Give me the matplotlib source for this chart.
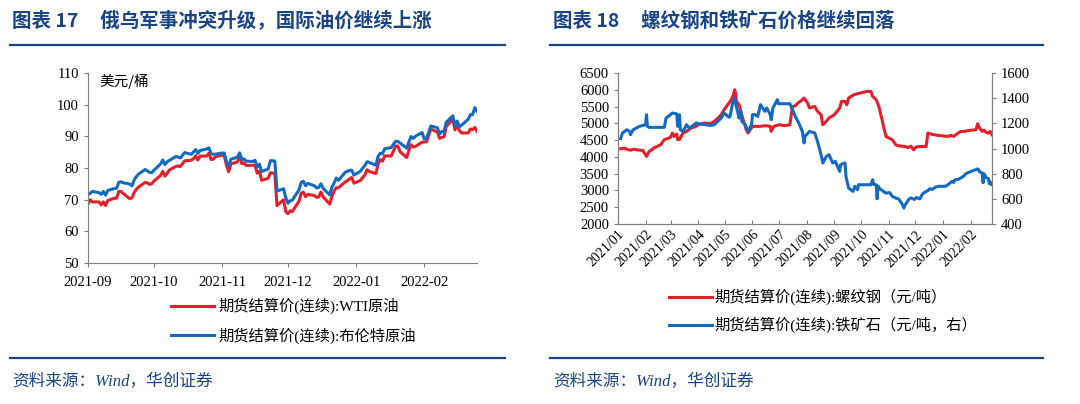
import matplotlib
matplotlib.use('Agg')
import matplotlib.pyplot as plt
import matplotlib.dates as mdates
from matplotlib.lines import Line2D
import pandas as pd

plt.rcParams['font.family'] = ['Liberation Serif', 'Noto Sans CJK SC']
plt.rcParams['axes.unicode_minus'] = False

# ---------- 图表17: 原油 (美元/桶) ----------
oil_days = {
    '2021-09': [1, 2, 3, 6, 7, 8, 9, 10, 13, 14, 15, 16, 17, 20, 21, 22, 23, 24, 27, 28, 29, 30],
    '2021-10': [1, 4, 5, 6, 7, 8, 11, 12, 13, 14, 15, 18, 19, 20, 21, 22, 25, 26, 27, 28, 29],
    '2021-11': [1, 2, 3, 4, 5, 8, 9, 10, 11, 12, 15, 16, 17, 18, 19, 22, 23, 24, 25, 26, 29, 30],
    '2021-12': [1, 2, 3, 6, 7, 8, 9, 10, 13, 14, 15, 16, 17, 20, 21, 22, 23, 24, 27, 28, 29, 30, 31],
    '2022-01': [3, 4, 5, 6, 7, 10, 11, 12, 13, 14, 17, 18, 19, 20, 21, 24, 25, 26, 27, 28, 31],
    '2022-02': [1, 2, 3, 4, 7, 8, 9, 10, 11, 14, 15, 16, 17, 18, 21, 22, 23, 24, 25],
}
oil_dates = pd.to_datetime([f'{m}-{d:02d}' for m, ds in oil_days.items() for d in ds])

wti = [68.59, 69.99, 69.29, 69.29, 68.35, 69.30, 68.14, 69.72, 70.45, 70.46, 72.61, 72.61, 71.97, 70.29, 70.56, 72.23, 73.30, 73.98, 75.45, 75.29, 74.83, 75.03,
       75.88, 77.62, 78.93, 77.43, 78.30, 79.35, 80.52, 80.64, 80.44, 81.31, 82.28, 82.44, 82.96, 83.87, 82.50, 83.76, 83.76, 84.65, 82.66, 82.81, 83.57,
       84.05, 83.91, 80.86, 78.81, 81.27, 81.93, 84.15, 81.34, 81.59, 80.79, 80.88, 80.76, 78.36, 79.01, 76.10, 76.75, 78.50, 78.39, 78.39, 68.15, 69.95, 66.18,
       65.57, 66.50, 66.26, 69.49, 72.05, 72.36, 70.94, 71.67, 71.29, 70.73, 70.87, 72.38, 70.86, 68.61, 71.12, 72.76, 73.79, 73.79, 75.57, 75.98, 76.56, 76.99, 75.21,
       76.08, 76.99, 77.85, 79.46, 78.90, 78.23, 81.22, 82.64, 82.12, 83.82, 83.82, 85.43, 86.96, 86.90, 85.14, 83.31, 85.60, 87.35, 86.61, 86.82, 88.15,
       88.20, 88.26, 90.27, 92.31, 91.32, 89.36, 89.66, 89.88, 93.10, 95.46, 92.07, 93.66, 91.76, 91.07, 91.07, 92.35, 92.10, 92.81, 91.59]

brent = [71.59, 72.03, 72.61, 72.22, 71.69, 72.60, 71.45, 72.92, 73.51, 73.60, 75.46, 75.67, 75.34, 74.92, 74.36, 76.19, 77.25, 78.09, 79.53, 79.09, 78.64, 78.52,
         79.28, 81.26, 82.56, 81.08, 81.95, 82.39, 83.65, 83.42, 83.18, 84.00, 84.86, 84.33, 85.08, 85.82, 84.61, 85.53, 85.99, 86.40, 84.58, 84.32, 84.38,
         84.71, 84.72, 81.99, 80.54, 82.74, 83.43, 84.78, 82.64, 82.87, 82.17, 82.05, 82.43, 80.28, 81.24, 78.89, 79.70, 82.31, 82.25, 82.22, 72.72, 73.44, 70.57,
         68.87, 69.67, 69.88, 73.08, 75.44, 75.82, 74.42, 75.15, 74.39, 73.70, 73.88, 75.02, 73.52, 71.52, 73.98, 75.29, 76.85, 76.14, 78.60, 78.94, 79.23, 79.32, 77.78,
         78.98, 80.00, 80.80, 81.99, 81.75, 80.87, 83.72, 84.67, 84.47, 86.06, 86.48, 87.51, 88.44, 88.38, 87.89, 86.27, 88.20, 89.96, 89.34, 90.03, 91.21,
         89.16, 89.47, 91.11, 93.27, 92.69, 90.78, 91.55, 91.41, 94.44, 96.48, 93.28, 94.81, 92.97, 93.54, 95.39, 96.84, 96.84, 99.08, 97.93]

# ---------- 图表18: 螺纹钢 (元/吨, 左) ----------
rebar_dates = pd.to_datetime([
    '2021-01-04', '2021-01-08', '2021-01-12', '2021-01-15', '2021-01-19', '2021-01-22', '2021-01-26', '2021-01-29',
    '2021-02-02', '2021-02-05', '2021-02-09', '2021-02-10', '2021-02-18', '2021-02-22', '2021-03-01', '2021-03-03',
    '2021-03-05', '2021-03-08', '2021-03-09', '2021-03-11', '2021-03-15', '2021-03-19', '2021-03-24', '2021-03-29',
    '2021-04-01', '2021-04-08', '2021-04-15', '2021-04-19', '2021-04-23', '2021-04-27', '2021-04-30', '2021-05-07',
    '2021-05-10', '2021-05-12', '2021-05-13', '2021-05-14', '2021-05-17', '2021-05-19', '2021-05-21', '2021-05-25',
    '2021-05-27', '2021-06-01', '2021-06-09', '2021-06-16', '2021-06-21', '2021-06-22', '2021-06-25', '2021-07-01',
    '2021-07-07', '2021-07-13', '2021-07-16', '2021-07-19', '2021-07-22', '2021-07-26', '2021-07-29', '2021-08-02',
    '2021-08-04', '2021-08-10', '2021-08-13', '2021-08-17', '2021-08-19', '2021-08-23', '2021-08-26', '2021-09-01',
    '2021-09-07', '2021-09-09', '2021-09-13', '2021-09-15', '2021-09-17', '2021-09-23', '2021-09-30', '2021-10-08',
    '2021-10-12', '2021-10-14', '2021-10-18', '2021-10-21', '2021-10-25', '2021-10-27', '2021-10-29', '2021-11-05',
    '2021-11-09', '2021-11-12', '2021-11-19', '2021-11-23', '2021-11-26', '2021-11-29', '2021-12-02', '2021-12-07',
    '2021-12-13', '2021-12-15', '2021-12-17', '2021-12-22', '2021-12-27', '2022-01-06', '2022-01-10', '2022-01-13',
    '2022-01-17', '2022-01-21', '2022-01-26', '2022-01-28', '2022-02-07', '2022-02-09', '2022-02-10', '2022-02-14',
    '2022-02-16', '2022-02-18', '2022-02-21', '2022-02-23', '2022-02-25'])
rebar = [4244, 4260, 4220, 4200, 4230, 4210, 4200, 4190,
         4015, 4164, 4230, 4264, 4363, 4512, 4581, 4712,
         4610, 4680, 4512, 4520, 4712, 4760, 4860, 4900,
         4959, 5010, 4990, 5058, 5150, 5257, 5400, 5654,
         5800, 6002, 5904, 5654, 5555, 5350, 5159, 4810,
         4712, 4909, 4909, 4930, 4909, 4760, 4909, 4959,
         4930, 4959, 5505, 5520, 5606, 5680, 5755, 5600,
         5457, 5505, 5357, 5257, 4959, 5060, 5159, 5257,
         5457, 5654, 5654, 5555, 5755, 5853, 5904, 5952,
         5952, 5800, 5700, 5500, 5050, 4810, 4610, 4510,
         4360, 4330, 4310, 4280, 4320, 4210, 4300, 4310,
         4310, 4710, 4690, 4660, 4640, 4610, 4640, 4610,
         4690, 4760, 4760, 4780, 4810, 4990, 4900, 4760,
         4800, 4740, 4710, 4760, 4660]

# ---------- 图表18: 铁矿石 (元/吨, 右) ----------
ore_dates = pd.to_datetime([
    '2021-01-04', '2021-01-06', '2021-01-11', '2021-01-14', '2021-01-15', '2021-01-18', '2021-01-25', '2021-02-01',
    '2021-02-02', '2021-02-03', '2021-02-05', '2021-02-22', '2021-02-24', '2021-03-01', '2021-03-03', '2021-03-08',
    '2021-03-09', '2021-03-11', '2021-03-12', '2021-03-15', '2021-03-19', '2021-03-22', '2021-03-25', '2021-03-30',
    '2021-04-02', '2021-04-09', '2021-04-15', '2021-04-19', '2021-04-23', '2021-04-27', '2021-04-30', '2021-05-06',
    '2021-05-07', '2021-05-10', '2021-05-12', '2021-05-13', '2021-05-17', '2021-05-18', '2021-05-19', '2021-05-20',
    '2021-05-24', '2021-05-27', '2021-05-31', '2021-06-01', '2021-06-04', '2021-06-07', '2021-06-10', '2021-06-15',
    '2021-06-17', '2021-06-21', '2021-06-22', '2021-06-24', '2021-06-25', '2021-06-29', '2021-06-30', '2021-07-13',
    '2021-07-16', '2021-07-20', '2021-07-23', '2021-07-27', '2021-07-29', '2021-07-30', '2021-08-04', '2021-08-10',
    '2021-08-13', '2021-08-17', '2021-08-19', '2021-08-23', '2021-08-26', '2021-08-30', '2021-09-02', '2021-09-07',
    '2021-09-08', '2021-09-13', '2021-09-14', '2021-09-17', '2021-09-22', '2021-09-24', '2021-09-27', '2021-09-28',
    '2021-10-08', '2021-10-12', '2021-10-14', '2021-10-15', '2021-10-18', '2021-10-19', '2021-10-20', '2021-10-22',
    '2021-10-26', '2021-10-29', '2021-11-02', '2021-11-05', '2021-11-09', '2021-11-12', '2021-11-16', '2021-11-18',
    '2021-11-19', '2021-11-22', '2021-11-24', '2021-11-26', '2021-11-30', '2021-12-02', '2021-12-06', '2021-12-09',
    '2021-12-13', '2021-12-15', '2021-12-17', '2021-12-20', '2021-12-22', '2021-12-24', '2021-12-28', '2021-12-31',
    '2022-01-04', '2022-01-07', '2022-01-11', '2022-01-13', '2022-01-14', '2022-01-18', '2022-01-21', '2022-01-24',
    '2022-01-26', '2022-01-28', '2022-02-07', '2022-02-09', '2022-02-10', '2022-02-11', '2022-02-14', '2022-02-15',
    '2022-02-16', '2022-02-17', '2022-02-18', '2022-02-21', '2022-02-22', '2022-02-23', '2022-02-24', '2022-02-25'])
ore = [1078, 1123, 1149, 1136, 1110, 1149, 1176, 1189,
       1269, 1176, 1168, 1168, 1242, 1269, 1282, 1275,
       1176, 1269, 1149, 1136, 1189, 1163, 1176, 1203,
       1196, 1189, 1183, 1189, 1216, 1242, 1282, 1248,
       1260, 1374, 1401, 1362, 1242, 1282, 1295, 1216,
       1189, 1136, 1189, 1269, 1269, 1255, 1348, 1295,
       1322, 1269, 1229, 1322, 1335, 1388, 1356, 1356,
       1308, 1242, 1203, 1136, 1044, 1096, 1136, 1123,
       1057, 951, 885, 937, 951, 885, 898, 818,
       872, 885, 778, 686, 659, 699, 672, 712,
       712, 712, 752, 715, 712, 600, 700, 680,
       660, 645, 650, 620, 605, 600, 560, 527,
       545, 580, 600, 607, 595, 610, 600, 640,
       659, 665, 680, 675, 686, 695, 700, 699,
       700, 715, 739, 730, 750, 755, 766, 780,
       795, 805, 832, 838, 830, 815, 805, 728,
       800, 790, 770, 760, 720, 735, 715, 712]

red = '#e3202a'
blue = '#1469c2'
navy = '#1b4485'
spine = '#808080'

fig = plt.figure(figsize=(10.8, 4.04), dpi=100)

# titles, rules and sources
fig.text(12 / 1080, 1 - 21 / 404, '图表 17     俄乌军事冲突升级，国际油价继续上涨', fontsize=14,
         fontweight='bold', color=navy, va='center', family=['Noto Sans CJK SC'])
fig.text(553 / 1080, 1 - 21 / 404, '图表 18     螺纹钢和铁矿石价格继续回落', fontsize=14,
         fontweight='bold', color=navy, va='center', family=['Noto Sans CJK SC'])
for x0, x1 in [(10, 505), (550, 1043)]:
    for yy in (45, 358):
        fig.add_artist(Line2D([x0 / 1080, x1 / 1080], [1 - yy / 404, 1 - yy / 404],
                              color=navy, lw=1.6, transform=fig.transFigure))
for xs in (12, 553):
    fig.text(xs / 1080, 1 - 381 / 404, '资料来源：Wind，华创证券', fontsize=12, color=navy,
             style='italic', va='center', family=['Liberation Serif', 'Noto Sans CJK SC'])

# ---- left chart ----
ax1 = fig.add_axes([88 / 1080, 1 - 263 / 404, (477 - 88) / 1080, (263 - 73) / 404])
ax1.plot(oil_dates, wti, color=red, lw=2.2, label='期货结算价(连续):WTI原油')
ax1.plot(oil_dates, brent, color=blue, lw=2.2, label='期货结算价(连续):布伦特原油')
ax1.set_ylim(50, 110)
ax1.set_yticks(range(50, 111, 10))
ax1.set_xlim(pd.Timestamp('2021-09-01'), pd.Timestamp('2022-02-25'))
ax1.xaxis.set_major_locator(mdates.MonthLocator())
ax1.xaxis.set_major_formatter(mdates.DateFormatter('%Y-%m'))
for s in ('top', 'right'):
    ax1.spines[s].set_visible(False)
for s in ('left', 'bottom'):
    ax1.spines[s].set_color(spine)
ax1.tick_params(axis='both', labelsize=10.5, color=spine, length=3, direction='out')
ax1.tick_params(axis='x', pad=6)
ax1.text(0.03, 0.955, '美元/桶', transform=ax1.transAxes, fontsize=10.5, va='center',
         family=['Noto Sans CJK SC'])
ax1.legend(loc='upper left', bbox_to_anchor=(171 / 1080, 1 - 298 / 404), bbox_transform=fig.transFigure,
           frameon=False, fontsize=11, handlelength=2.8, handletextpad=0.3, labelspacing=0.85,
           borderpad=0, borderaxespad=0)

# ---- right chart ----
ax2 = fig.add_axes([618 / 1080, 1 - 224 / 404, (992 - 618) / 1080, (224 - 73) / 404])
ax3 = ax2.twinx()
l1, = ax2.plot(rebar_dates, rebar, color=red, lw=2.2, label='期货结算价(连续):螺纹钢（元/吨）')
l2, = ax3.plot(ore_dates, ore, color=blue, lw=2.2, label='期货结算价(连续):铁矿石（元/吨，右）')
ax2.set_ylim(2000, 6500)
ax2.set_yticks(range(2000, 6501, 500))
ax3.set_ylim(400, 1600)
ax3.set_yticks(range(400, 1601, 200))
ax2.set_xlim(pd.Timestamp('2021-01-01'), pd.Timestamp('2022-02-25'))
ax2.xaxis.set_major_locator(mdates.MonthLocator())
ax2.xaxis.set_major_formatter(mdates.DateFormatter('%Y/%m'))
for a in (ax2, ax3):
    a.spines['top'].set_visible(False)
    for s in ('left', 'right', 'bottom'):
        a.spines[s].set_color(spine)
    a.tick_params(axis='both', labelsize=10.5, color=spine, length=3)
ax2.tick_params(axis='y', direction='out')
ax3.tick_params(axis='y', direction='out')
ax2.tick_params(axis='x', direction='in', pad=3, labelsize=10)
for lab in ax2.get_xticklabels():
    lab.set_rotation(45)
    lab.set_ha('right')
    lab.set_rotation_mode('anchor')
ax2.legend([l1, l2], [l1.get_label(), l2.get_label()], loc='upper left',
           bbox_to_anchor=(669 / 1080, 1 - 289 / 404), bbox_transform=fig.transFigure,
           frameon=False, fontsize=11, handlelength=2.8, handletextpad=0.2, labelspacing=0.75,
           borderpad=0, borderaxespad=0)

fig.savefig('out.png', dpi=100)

------

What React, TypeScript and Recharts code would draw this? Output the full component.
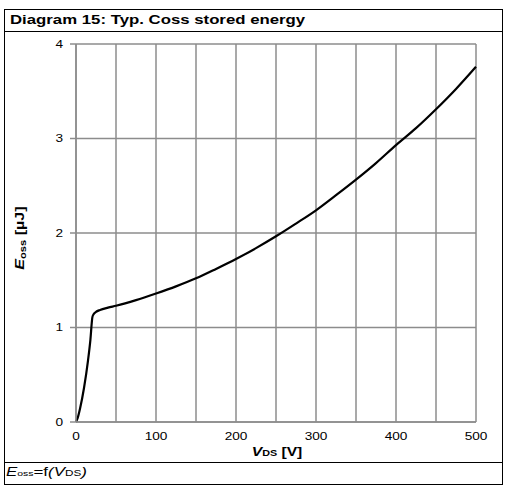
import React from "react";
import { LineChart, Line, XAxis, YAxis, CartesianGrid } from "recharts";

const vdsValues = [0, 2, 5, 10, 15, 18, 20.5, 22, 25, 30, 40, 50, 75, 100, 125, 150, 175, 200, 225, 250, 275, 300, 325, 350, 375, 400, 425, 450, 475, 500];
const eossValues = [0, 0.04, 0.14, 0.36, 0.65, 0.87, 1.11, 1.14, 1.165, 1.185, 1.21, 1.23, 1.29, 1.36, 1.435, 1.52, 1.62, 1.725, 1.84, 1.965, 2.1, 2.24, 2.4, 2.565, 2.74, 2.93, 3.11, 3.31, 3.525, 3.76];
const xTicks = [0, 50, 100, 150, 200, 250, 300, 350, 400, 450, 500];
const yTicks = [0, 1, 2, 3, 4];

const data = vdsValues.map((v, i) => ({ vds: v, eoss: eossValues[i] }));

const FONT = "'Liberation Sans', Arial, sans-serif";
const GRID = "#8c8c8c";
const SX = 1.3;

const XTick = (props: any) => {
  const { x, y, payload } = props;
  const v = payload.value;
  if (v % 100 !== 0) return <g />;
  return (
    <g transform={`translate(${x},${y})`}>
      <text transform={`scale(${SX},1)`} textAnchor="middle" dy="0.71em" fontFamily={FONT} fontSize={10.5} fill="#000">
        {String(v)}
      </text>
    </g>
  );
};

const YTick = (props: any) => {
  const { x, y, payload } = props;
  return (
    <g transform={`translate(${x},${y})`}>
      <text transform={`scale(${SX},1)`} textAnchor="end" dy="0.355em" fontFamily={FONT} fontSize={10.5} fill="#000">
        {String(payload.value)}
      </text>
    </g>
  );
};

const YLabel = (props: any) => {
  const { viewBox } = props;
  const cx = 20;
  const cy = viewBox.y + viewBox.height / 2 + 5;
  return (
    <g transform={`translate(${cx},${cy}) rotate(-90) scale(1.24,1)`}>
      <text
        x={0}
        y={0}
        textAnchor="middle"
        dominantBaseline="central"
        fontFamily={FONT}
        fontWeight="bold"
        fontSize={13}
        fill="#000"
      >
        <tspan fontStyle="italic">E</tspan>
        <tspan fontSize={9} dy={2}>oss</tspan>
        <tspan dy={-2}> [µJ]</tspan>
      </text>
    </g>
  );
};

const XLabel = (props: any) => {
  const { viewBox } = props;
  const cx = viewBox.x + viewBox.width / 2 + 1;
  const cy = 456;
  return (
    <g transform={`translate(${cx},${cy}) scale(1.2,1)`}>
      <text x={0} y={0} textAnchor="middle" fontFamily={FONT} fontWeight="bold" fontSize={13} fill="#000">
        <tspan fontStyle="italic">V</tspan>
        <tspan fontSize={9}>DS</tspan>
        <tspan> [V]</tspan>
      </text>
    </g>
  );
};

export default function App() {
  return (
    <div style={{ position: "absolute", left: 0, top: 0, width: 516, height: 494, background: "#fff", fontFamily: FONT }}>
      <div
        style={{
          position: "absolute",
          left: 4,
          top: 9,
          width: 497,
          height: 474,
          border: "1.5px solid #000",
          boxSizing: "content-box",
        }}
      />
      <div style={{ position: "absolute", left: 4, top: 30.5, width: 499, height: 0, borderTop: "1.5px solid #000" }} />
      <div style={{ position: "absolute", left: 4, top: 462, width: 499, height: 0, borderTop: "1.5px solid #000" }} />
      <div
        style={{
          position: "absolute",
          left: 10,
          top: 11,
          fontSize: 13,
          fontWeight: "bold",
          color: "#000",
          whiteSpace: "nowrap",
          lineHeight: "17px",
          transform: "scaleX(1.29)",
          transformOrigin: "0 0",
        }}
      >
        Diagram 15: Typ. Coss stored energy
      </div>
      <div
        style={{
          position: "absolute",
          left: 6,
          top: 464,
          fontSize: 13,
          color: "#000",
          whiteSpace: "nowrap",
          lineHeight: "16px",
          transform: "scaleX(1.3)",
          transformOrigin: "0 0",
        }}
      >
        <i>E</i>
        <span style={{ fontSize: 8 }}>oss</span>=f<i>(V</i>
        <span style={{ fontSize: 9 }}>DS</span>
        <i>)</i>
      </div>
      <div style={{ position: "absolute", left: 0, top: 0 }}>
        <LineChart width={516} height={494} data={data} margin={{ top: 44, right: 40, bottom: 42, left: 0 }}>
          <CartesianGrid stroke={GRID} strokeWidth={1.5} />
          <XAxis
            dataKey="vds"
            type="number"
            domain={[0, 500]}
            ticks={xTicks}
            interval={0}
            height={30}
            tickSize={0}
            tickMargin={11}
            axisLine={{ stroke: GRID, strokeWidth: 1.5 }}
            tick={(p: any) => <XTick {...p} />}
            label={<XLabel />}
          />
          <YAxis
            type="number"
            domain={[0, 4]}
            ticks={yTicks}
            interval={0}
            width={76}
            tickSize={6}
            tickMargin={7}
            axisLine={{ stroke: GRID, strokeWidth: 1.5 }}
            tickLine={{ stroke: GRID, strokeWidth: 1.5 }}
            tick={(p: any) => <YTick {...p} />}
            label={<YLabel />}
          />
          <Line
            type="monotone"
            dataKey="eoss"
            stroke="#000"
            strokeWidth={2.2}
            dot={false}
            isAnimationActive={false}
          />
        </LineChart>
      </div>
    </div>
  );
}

------

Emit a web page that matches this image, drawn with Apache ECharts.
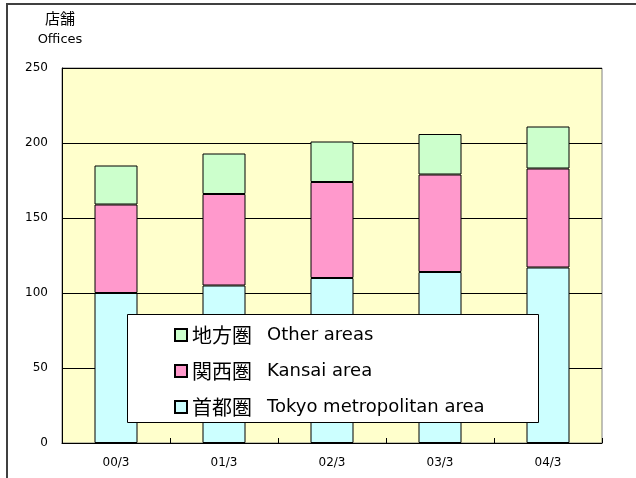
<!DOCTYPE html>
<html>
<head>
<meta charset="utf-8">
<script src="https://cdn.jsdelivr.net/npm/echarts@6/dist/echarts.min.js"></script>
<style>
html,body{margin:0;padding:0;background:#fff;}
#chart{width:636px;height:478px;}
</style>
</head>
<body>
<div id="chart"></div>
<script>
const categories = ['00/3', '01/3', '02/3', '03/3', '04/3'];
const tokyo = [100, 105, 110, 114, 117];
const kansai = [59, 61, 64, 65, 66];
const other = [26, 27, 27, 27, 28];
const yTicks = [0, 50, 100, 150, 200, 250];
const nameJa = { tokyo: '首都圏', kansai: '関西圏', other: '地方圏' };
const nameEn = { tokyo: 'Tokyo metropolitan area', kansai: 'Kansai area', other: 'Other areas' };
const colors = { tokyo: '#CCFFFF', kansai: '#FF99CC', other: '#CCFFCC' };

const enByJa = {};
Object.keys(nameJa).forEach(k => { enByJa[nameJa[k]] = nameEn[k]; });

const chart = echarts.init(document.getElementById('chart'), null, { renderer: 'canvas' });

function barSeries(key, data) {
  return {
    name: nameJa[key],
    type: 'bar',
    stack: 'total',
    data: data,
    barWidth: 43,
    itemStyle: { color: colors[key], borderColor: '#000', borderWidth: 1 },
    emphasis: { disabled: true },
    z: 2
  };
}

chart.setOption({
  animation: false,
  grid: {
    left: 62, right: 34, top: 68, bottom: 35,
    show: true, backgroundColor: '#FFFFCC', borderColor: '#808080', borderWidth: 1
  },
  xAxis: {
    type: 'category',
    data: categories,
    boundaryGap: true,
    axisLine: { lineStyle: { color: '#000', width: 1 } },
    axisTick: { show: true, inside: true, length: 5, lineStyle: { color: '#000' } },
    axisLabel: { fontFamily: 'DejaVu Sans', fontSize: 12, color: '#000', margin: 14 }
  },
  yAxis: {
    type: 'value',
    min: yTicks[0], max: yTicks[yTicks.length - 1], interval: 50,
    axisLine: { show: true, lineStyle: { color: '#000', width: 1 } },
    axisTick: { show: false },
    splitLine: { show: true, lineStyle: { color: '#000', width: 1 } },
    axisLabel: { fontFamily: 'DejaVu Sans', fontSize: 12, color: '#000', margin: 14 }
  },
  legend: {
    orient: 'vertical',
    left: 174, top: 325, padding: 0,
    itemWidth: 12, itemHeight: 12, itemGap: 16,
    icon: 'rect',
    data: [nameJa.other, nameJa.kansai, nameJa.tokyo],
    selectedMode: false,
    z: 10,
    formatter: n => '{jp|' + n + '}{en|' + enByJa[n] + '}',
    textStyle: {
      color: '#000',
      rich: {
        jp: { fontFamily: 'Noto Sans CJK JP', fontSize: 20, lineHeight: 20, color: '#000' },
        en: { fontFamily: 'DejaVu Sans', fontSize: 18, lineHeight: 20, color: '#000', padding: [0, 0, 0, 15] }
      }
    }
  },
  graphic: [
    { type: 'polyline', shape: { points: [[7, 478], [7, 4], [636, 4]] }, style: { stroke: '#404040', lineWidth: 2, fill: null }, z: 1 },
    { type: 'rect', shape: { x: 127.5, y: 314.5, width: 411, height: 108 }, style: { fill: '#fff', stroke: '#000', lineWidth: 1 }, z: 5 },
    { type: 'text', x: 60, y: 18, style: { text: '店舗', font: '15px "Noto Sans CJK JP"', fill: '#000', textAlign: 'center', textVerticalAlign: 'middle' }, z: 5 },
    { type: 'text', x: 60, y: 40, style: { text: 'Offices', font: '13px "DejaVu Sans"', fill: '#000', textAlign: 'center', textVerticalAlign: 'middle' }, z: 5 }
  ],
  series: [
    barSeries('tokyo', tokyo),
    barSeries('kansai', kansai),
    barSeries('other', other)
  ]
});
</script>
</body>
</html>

------

Without the pictures, write out exactly the lines from the one that has "Emit a web page" down to the one that has "enByJa[nameJa[k]] = nameEn[k];", both included.

Emit a web page that matches this image, drawn with Apache ECharts.
<!DOCTYPE html>
<html>
<head>
<meta charset="utf-8">
<script src="https://cdn.jsdelivr.net/npm/echarts@6/dist/echarts.min.js"></script>
<style>
html,body{margin:0;padding:0;background:#fff;}
#chart{width:636px;height:478px;}
</style>
</head>
<body>
<div id="chart"></div>
<script>
const categories = ['00/3', '01/3', '02/3', '03/3', '04/3'];
const tokyo = [100, 105, 110, 114, 117];
const kansai = [59, 61, 64, 65, 66];
const other = [26, 27, 27, 27, 28];
const yTicks = [0, 50, 100, 150, 200, 250];
const nameJa = { tokyo: '首都圏', kansai: '関西圏', other: '地方圏' };
const nameEn = { tokyo: 'Tokyo metropolitan area', kansai: 'Kansai area', other: 'Other areas' };
const colors = { tokyo: '#CCFFFF', kansai: '#FF99CC', other: '#CCFFCC' };

const enByJa = {};
Object.keys(nameJa).forEach(k => { enByJa[nameJa[k]] = nameEn[k]; });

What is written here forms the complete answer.